Among world's largest

The case was to be argued in the Court of Appeal on 7 November 2013 but was then postponed to 17 January 2014. Interestingly, the Supreme Court continually requested the Parties to come to a negotiated settlement regarding the percent coverage of the pictorial warnings. At 80 percent, the warnings would be among the largest in the world.

The Minister of Health would only agree to reduce the size to 75 percent of the front and back cover, which CTC rejected the suggestion, citing the situation in other countries of the Region, such as India.

Throughout the hearings it was obvious that CTC had the full backing of a transnational corporation, namely BAT, whose legal arm was up-to-date on all developments relating to the WHO Framework Convention on Tobacco Control (FCTC) worldwide. Counsel easily cited rulings favourable to the Petitioner.

On the other hand, Sri Lanka, a Party to the FCTC, was isolated. Like other FCTC Parties, it does not have an information base to fall back upon. The FCTC Secretariat or the WHO Tobacco-free Initiative should immediately develop a bank of court rulings that is accessible to the Parties.

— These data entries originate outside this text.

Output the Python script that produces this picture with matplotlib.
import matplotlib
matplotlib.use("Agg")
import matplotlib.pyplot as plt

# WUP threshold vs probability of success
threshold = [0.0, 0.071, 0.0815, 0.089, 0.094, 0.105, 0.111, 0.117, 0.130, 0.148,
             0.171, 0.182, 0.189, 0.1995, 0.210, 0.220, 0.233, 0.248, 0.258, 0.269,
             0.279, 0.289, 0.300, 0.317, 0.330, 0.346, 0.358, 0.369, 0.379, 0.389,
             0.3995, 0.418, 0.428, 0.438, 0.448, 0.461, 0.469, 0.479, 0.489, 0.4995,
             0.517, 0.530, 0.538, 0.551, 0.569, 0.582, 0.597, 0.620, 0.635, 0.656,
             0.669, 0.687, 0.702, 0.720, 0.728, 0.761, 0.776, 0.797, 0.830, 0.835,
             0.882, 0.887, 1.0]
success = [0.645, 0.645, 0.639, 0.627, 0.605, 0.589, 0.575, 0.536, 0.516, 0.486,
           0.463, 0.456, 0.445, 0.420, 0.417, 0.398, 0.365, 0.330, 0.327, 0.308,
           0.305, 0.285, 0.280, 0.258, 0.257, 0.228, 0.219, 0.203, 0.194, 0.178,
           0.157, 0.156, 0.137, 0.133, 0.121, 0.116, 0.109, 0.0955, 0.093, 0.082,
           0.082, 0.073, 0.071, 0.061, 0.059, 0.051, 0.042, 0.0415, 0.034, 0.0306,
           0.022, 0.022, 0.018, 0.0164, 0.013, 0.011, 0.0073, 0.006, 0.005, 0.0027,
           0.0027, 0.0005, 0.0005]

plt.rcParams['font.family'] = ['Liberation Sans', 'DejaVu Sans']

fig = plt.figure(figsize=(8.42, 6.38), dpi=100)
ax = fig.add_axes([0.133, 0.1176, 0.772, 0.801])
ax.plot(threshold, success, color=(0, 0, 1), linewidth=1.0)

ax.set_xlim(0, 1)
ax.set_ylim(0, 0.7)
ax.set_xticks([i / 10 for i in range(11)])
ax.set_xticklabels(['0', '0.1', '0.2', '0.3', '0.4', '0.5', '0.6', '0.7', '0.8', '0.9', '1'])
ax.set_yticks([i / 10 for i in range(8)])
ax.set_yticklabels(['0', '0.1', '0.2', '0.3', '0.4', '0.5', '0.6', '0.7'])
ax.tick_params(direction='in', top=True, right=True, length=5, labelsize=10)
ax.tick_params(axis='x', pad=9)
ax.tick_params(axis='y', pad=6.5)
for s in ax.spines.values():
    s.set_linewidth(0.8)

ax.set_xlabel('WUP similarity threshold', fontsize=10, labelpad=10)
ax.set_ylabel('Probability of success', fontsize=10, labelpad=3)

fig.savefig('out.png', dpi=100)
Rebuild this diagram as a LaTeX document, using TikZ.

Such an initiative was discussed at the Regional Workshop for South-East Asia on implementation of the WHO FCTC (New Delhi, 23-26 July 2013), and the need for such a mechanism was recognized in the first General Recommendation itself. It reads:

"All SEAR countries except Timor Leste have tobacco control legislation in place. Various regulations are being enforced and legal challenges are being faced. Therefore, legal assistance is required and a mechanism needs to be developed for this.
The tobacco industry raises common issues related to tobacco control laws – there is need for information sharing among countries and mechanisms for access to information from other countries."

*Dr. Gunasekera is a former Vice-Chair of FCA.